**STATED PROBLEM**. Each entry below should be returned exactly as is, with the pictures removed.

**SUPPLIED MATERIAL**.
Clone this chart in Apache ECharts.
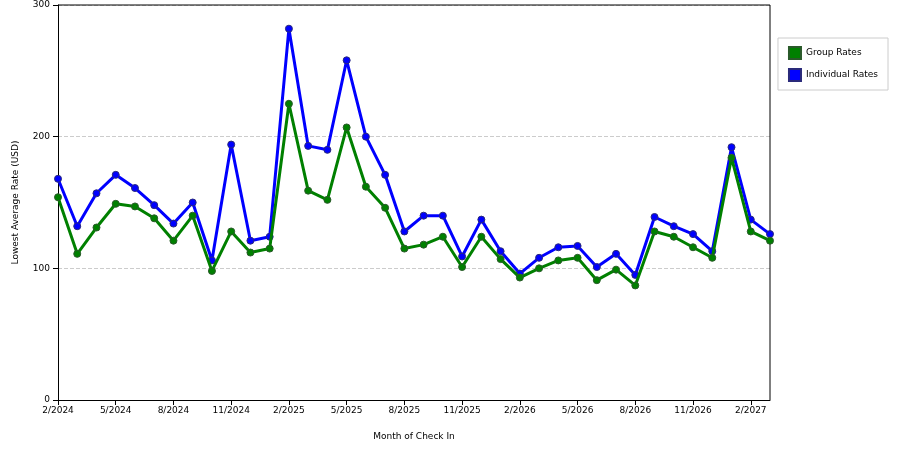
<!DOCTYPE html>
<html><head><meta charset="utf-8">
<script src="https://cdn.jsdelivr.net/npm/echarts@6/dist/echarts.min.js"></script>
<style>html,body{margin:0;background:#fff}#c{width:900px;height:450px}</style>
</head><body><div id="c"></div>
<script>
const categories = ["2/2024","3/2024","4/2024","5/2024","6/2024","7/2024","8/2024","9/2024","10/2024","11/2024","12/2024","1/2025","2/2025","3/2025","4/2025","5/2025","6/2025","7/2025","8/2025","9/2025","10/2025","11/2025","12/2025","1/2026","2/2026","3/2026","4/2026","5/2026","6/2026","7/2026","8/2026","9/2026","10/2026","11/2026","12/2026","1/2027","2/2027","7/2027"];
const groupRates = [154,111,131,149,147,138,121,140,98,128,112,115,225,159,152,207,162,146,115,118,124,101,124,107,93,100,106,108,91,99,87,128,124,116,108,184,128,121];
const individualRates = [168,132,157,171,161,148,134,150,106,194,121,124,282,193,190,258,200,171,128,140,140,109,137,113,96,108,116,117,101,111,95,139,132,126,113,192,137,126];
const yTicks = [0,100,200,300];
const font = {fontFamily:'DejaVu Sans',fontSize:9,color:'#000'};
const chart = echarts.init(document.getElementById('c'));
const ser = (name,data,color,border)=>({name,type:'line',data,symbol:'circle',symbolSize:7,
  lineStyle:{color,width:3},itemStyle:{color,borderColor:border,borderWidth:1},z:name==='Group Rates'?3:2});
chart.setOption({
  animation:false,
  grid:{left:58,right:130,top:5,bottom:50},
  legend:{orient:'vertical',right:12,top:38,padding:[8,10],itemGap:8,backgroundColor:'#fff',borderColor:'#ccc',borderWidth:1,
    icon:'rect',itemWidth:12,itemHeight:12,textStyle:font,data:['Group Rates','Individual Rates']},
  xAxis:{type:'category',data:categories,boundaryGap:false,name:'Month of Check In',nameLocation:'middle',nameGap:32,nameTextStyle:font,
    axisLine:{lineStyle:{color:'#000'}},axisTick:{interval:(i)=>i%3===0||i===categories.length-1,lineStyle:{color:'#000'}},
    axisLabel:Object.assign({interval:(i)=>i%3===0||i===categories.length-1,margin:6},font)},
  yAxis:{type:'value',min:0,max:300,interval:100,name:'Lowest Average Rate (USD)',nameLocation:'middle',nameGap:38,nameTextStyle:font,
    axisLine:{show:true,lineStyle:{color:'#000'}},axisTick:{show:true,lineStyle:{color:'#000'}},
    axisLabel:Object.assign({formatter:v=>yTicks.includes(v)?String(v):''},font),
    splitLine:{lineStyle:{type:'dashed',color:'#ccc'}}},
  series:[ser('Group Rates',groupRates,'#008000','#2a5a2a'),ser('Individual Rates',individualRates,'#0000ff','#2a2a7a')]
});
// right frame
chart.setOption({graphic:[{type:'line',shape:{x1:770,y1:5,x2:770,y2:400},style:{stroke:'#000',lineWidth:1}},
  {type:'line',shape:{x1:58,y1:5,x2:770,y2:5},style:{stroke:'#000',lineWidth:1}}]});
</script></body></html>
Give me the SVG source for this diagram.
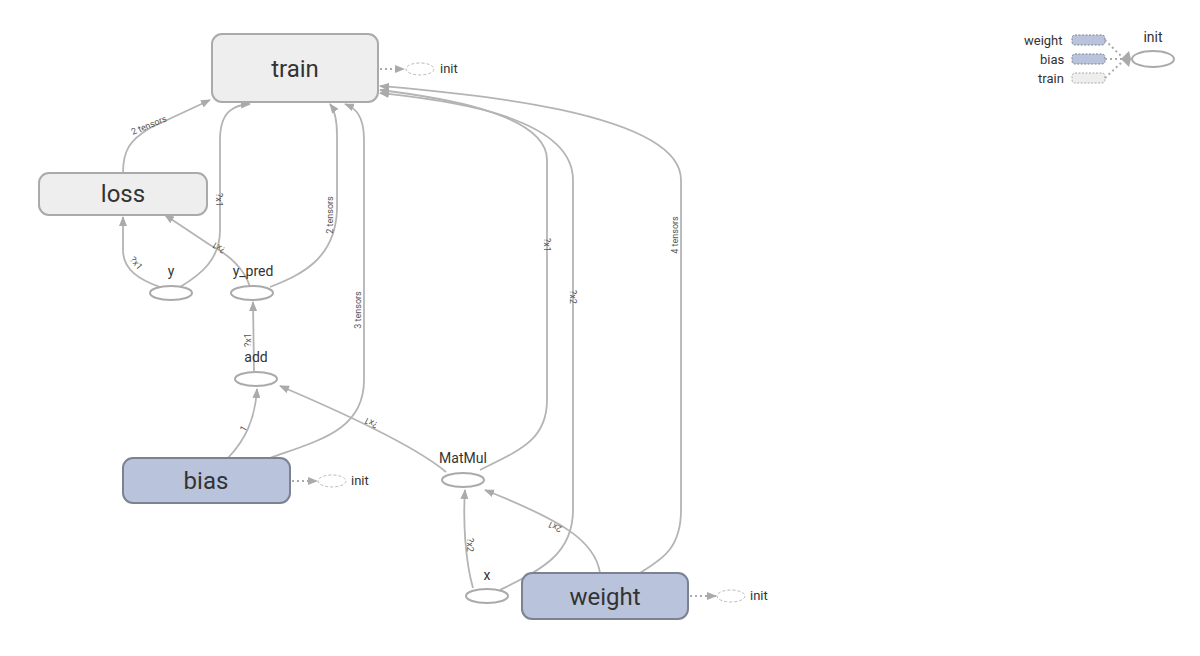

**WRITTEN SOLUTION**.
Clone this chart in Apache ECharts.
<!DOCTYPE html>
<html><head><meta charset="utf-8">
<script src="https://cdn.jsdelivr.net/npm/echarts@6/dist/echarts.min.js"></script>
<style>html,body{margin:0;background:#fff}#c{width:900px;height:450px}</style>
</head><body><div id="c"></div>
<script>
const categories = ["2/2024","3/2024","4/2024","5/2024","6/2024","7/2024","8/2024","9/2024","10/2024","11/2024","12/2024","1/2025","2/2025","3/2025","4/2025","5/2025","6/2025","7/2025","8/2025","9/2025","10/2025","11/2025","12/2025","1/2026","2/2026","3/2026","4/2026","5/2026","6/2026","7/2026","8/2026","9/2026","10/2026","11/2026","12/2026","1/2027","2/2027","7/2027"];
const groupRates = [154,111,131,149,147,138,121,140,98,128,112,115,225,159,152,207,162,146,115,118,124,101,124,107,93,100,106,108,91,99,87,128,124,116,108,184,128,121];
const individualRates = [168,132,157,171,161,148,134,150,106,194,121,124,282,193,190,258,200,171,128,140,140,109,137,113,96,108,116,117,101,111,95,139,132,126,113,192,137,126];
const yTicks = [0,100,200,300];
const font = {fontFamily:'DejaVu Sans',fontSize:9,color:'#000'};
const chart = echarts.init(document.getElementById('c'));
const ser = (name,data,color,border)=>({name,type:'line',data,symbol:'circle',symbolSize:7,
  lineStyle:{color,width:3},itemStyle:{color,borderColor:border,borderWidth:1},z:name==='Group Rates'?3:2});
chart.setOption({
  animation:false,
  grid:{left:58,right:130,top:5,bottom:50},
  legend:{orient:'vertical',right:12,top:38,padding:[8,10],itemGap:8,backgroundColor:'#fff',borderColor:'#ccc',borderWidth:1,
    icon:'rect',itemWidth:12,itemHeight:12,textStyle:font,data:['Group Rates','Individual Rates']},
  xAxis:{type:'category',data:categories,boundaryGap:false,name:'Month of Check In',nameLocation:'middle',nameGap:32,nameTextStyle:font,
    axisLine:{lineStyle:{color:'#000'}},axisTick:{interval:(i)=>i%3===0||i===categories.length-1,lineStyle:{color:'#000'}},
    axisLabel:Object.assign({interval:(i)=>i%3===0||i===categories.length-1,margin:6},font)},
  yAxis:{type:'value',min:0,max:300,interval:100,name:'Lowest Average Rate (USD)',nameLocation:'middle',nameGap:38,nameTextStyle:font,
    axisLine:{show:true,lineStyle:{color:'#000'}},axisTick:{show:true,lineStyle:{color:'#000'}},
    axisLabel:Object.assign({formatter:v=>yTicks.includes(v)?String(v):''},font),
    splitLine:{lineStyle:{type:'dashed',color:'#ccc'}}},
  series:[ser('Group Rates',groupRates,'#008000','#2a5a2a'),ser('Individual Rates',individualRates,'#0000ff','#2a2a7a')]
});
// right frame
chart.setOption({graphic:[{type:'line',shape:{x1:770,y1:5,x2:770,y2:400},style:{stroke:'#000',lineWidth:1}},
  {type:'line',shape:{x1:58,y1:5,x2:770,y2:5},style:{stroke:'#000',lineWidth:1}}]});
</script></body></html>
Give me the SVG source for this diagram.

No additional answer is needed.